──────── Provided data ────────
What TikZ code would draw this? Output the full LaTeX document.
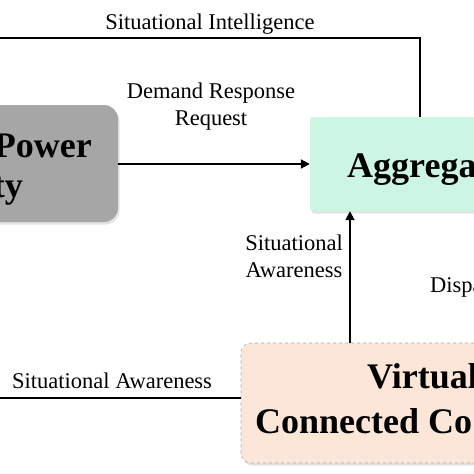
\documentclass[tikz,border=0pt]{standalone}
\usepackage{fontspec}
\setmainfont{Liberation Serif}
\usetikzlibrary{arrows.meta,shadows}
\definecolor{graybox}{RGB}{166,166,166}
\definecolor{mintbox}{RGB}{205,245,228}
\definecolor{peachbox}{RGB}{252,230,216}
\definecolor{dashgray}{RGB}{170,170,170}
\tikzset{
  conn/.style={line width=1.8pt, draw=black},
  tip/.style={-{Triangle[length=9pt,width=9pt]}},
  lbl/.style={font=\fontsize{22.5}{27}\selectfont, inner sep=0pt, align=center},
  big/.style={font=\fontsize{36}{44}\selectfont\bfseries, inner sep=0pt},
  shad/.style={drop shadow={opacity=0.22, shadow xshift=1.5pt, shadow yshift=-2.5pt}},
}
\begin{document}
\begin{tikzpicture}[x=1pt,y=-1pt]
\useasboundingbox (0,0) rectangle (474,474);
\clip (0,0) rectangle (474,474);
\fill[white] (0,0) rectangle (474,474);
% boxes
\node[shad, fill=graybox, rounded corners=14pt, minimum width=138pt, minimum height=117pt, inner sep=0pt] (util) at (49,163.5) {};
\node[shad, fill=mintbox, rounded corners=3pt, minimum width=180pt, minimum height=94pt, inner sep=0pt] (agg) at (400,164) {};
\node[shad, fill=peachbox, draw=dashgray, dashed, line width=0.6pt, rounded corners=10pt, minimum width=249pt, minimum height=120pt, inner sep=0pt] (vcc) at (365.5,403) {};
% box texts
\node[big, anchor=base east] (utilA) at (92,157) {Power};
\node[big, anchor=base east] (utilB) at (23,197) {ty};
\node[big, anchor=base west] (aggT) at (347,177) {Aggregator};
\node[big, anchor=base west] (vccA) at (367,388) {Virtual};
\node[big, anchor=base west] (vccB) at (255,433) {Connected Co};
% free ends
\coordinate (siL) at (-10,38);
\coordinate (siC) at (420,38);
\coordinate (saL) at (-10,398);
% connectors
\draw[conn] (agg.north -| siC) -- (siC) -- (siL);
\draw[conn,tip] (util.east |- 0,164) -- (agg.west |- 0,164);
\draw[conn,tip] (vcc.north -| 350,0) -- (agg.south -| 350,0);
\draw[conn] (vcc.west |- 0,398) -- (saL);
% labels
\node[lbl, anchor=base] (siT) at (210,29) {Situational Intelligence};
\node[lbl, anchor=base] (drT) at (211,125) {Demand Response\\Request};
\node[lbl, anchor=base] (saT) at (294,277) {Situational\\Awareness};
\node[lbl, anchor=base west] (dispT) at (430,292) {Dispatch};
\node[lbl, anchor=base west] (sa2T) at (12,388) {Situational Awareness};
\end{tikzpicture}
\end{document}
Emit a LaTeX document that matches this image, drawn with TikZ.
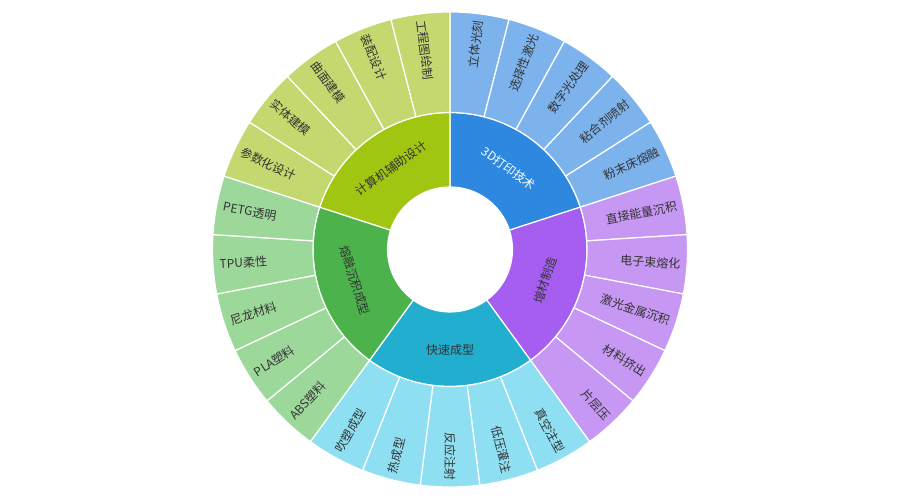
────────
* [Do this]: Give an exact reproduction of every line, leaving out any picture.

* [Task output]:
What TikZ code would draw this? Output the full LaTeX document.
\documentclass[tikz,border=0pt]{standalone}
\usepackage{fontspec}
\setmainfont{Liberation Serif}
\usetikzlibrary{arrows.meta,shadows}
\definecolor{graybox}{RGB}{166,166,166}
\definecolor{mintbox}{RGB}{205,245,228}
\definecolor{peachbox}{RGB}{252,230,216}
\definecolor{dashgray}{RGB}{170,170,170}
\tikzset{
  conn/.style={line width=1.8pt, draw=black},
  tip/.style={-{Triangle[length=9pt,width=9pt]}},
  lbl/.style={font=\fontsize{22.5}{27}\selectfont, inner sep=0pt, align=center},
  big/.style={font=\fontsize{36}{44}\selectfont\bfseries, inner sep=0pt},
  shad/.style={drop shadow={opacity=0.22, shadow xshift=1.5pt, shadow yshift=-2.5pt}},
}
\begin{document}
\begin{tikzpicture}[x=1pt,y=-1pt]
\useasboundingbox (0,0) rectangle (474,474);
\clip (0,0) rectangle (474,474);
\fill[white] (0,0) rectangle (474,474);
% boxes
\node[shad, fill=graybox, rounded corners=14pt, minimum width=138pt, minimum height=117pt, inner sep=0pt] (util) at (49,163.5) {};
\node[shad, fill=mintbox, rounded corners=3pt, minimum width=180pt, minimum height=94pt, inner sep=0pt] (agg) at (400,164) {};
\node[shad, fill=peachbox, draw=dashgray, dashed, line width=0.6pt, rounded corners=10pt, minimum width=249pt, minimum height=120pt, inner sep=0pt] (vcc) at (365.5,403) {};
% box texts
\node[big, anchor=base east] (utilA) at (92,157) {Power};
\node[big, anchor=base east] (utilB) at (23,197) {ty};
\node[big, anchor=base west] (aggT) at (347,177) {Aggregator};
\node[big, anchor=base west] (vccA) at (367,388) {Virtual};
\node[big, anchor=base west] (vccB) at (255,433) {Connected Co};
% free ends
\coordinate (siL) at (-10,38);
\coordinate (siC) at (420,38);
\coordinate (saL) at (-10,398);
% connectors
\draw[conn] (agg.north -| siC) -- (siC) -- (siL);
\draw[conn,tip] (util.east |- 0,164) -- (agg.west |- 0,164);
\draw[conn,tip] (vcc.north -| 350,0) -- (agg.south -| 350,0);
\draw[conn] (vcc.west |- 0,398) -- (saL);
% labels
\node[lbl, anchor=base] (siT) at (210,29) {Situational Intelligence};
\node[lbl, anchor=base] (drT) at (211,125) {Demand Response\\Request};
\node[lbl, anchor=base] (saT) at (294,277) {Situational\\Awareness};
\node[lbl, anchor=base west] (dispT) at (430,292) {Dispatch};
\node[lbl, anchor=base west] (sa2T) at (12,388) {Situational Awareness};
\end{tikzpicture}
\end{document}
Emit a LaTeX document that matches this image, drawn with TikZ.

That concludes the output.